Comprehensive Analysis
An analysis of Ballard Power Systems' performance over the last five fiscal years (FY2020–FY2024) reveals a company struggling with fundamental execution. Historically, Ballard has failed to deliver consistent growth or a path to profitability, a stark contrast to the high-growth narrative of the hydrogen sector. The company's track record across key financial metrics has deteriorated, raising serious questions about the viability of its business model and its ability to compete against better-capitalized industrial players and more focused technology peers.
Revenue growth has been non-existent; in fact, sales have declined from $103.9 million in FY2020 to $69.7 million in FY2024. This stagnation is particularly concerning when benchmarked against competitors like Nel ASA, which has achieved high double-digit growth by focusing on the electrolyzer market. More alarming is the collapse in profitability. Ballard's gross margin has eroded from 20.2% in FY2020 to -31.5% in FY2024. A negative gross margin indicates the company spends more on producing its goods than it earns from selling them, a fundamentally unsustainable position. Operating and net margins have followed suit, with net losses widening from -$51.4 million to -$324.3 million over the period.

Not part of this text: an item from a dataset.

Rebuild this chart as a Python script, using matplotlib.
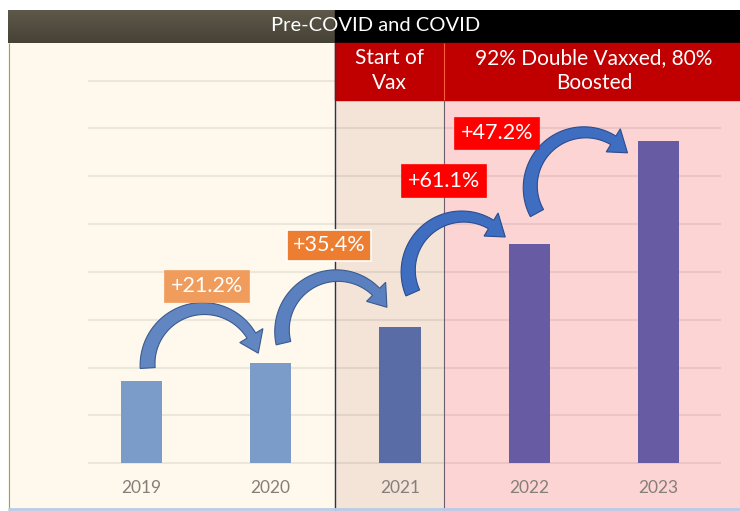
import matplotlib

matplotlib.use('Agg')
import matplotlib.pyplot as plt
import numpy as np
from matplotlib.patches import Polygon, Rectangle

plt.rcParams['font.family'] = ['Lato', 'DejaVu Sans']

years = ['2019', '2020', '2021', '2022', '2023']
values = [1.72, 2.09, 2.84, 4.58, 6.74]
bar_colors = ['#7b9bc8', '#7b9bc8', '#5a6ca6', '#675ca4', '#675ca4']
changes = ['+21.2%', '+35.4%', '+61.1%', '+47.2%']
change_colors = ['#f09c5c', '#ed7d31', '#ff0000', '#ff0000']
change_edges = ['#f09c5c', 'white', '#ff0000', '#ff0000']

# label centres and arrow end offsets (relative to the bars they join)
label_pos = [(0.51, 3.70), (1.45, 4.56), (2.34, 5.90), (2.75, 6.90)]
arrow_start = [(0.05, 0.27), (0.10, 0.42), (0.10, 0.72), (0.06, 0.65)]
arrow_end = [(-0.095, 0.21), (-0.10, 0.42), (-0.185, 0.15), (-0.24, -0.25)]
arrow_sweep = [172, 168, 165, 170]
arrow_fill = ['#6186c2', '#5b80bf', '#3f6dc0', '#3f6dc0']
arrow_edge = ['#3b5a8e', '#3b5a8e', '#2a4d8f', '#2a4d8f']

XMIN, XMAX = -1.03, 4.63
YMIN, YMAX = -1.0, 9.477
VAX_START, VAX_FULL = 1.5, 2.34
PANEL_TOP, RED_BOTTOM = 8.79, 7.59


def curved_arrow(ax, p0, p1, sweep, fc, ec, w0=15, w1=10, head_w=27, head_len=19):
    # block arrow along a circular arc, built in pixel space then mapped back to data
    T = ax.transData
    a, b = T.transform(p0), T.transform(p1)
    chord = b - a
    c = np.hypot(*chord)
    phi = np.radians(sweep)
    R = c / (2 * np.sin(phi / 2))
    n = np.array([-chord[1], chord[0]]) / c
    centre = (a + b) / 2 - n * R * np.cos(phi / 2)
    a0 = np.arctan2(*(a - centre)[::-1])
    h = head_len / (R * phi)
    t = np.linspace(0, 1 - h, 60)
    ang = a0 - phi * t
    w = w0 + (w1 - w0) * t / (1 - h)
    radial = np.column_stack([np.cos(ang), np.sin(ang)])
    outer = centre + radial * (R + w / 2)[:, None]
    inner = centre + radial * (R - w / 2)[:, None]
    hb = radial[-1]
    head = [centre + hb * (R + head_w / 2), b, centre + hb * (R - head_w / 2)]
    pts = np.vstack([outer, head, inner[::-1]])
    ax.add_patch(Polygon(T.inverted().transform(pts), closed=True, facecolor=fc,
                         edgecolor=ec, lw=0.8, zorder=6))


fig = plt.figure(figsize=(7.4, 5.11), dpi=100)
ax = fig.add_axes([8 / 740, 0, 732 / 740, 501 / 511])
ax.set_xlim(XMIN, XMAX)
ax.set_ylim(YMIN, YMAX)
ax.axis('off')

# background regions
ax.add_patch(Rectangle((XMIN, YMIN), VAX_START - XMIN, PANEL_TOP - YMIN,
                       color='#fef9ec', zorder=0))
ax.add_patch(Rectangle((VAX_START, YMIN), VAX_FULL - VAX_START, PANEL_TOP - YMIN,
                       color='#f3e4d7', zorder=0))
ax.add_patch(Rectangle((VAX_FULL, YMIN), XMAX - VAX_FULL, PANEL_TOP - YMIN,
                       color='#fdd4d4', zorder=0))

# gridlines
ax.hlines(np.arange(0, 9), -0.41, 4.48, color='black', alpha=0.07, lw=1.5, zorder=1)

# header bars
grad = np.linspace(0, 1, 50).reshape(-1, 1)
ax.imshow(grad, extent=(XMIN, VAX_START, PANEL_TOP, YMAX), aspect='auto',
          cmap=matplotlib.colors.LinearSegmentedColormap.from_list('hdr', ['#474236', '#5e584a']),
          origin='lower', zorder=3)
ax.add_patch(Rectangle((VAX_START, PANEL_TOP), XMAX - VAX_START, YMAX - PANEL_TOP,
                       color='black', zorder=3))
ax.add_patch(Rectangle((VAX_START, RED_BOTTOM), XMAX - VAX_START, PANEL_TOP - RED_BOTTOM,
                       color='#c00000', zorder=3))
ax.text(1.81, 9.15, 'Pre-COVID and COVID', color='white', fontsize=14.5,
        ha='center', va='center', zorder=5)
ax.text(1.92, 8.21, 'Start of\nVax', color='white', fontsize=15, ha='center',
        va='center', linespacing=1.35, zorder=5)
ax.text(3.50, 8.21, '92% Double Vaxxed, 80%\nBoosted', color='white', fontsize=15,
        ha='center', va='center', linespacing=1.35, zorder=5)

# divider lines
ax.vlines(VAX_START, YMIN, PANEL_TOP, color='#22335c', lw=1, zorder=4)
ax.vlines(VAX_FULL, YMIN, RED_BOTTOM, color='#6a6070', lw=0.8, zorder=4)
ax.vlines(VAX_FULL, RED_BOTTOM, PANEL_TOP, color='#ff5a3c', lw=0.8, zorder=4)
ax.vlines(XMIN + 0.004, YMIN, PANEL_TOP, color='#999999', lw=0.8, zorder=4)
ax.hlines(-0.95, XMIN, XMAX, color='#b8cbe8', lw=2, zorder=4)

# bars
x = np.arange(len(years))
ax.bar(x, values, width=0.32, color=bar_colors, zorder=2)
for xi, yr in zip(x, years):
    ax.text(xi, -0.52, yr, color='#857f7a', fontsize=12.5, ha='center', va='center')

# curved arrows and percentage labels
for i in range(len(changes)):
    sx, sy = arrow_start[i]
    ex, ey = arrow_end[i]
    curved_arrow(ax, (x[i] + sx, values[i] + sy), (x[i + 1] + ex, values[i + 1] + ey),
                 arrow_sweep[i], arrow_fill[i], arrow_edge[i])
    lx, ly = label_pos[i]
    ax.text(lx, ly, changes[i], color='white', fontsize=15.5, ha='center', va='center',
            zorder=7,
            bbox=dict(boxstyle='square,pad=0.26', facecolor=change_colors[i],
                      edgecolor=change_edges[i], lw=1.2))

fig.savefig('out.png', dpi=100)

From a cash flow perspective, Ballard has consistently burned significant amounts of capital. Free cash flow has been deeply negative each year, averaging over -$119 million annually during the analysis period. To fund this burn, the company has heavily relied on capital markets, issuing new shares and diluting existing shareholders. The number of outstanding shares increased from approximately 248 million in 2020 to 299 million in 2024. This contrasts sharply with established industrial players like Cummins, which generates billions in free cash flow and returns capital to shareholders through dividends. The historical performance does not support confidence in Ballard's operational execution or its resilience.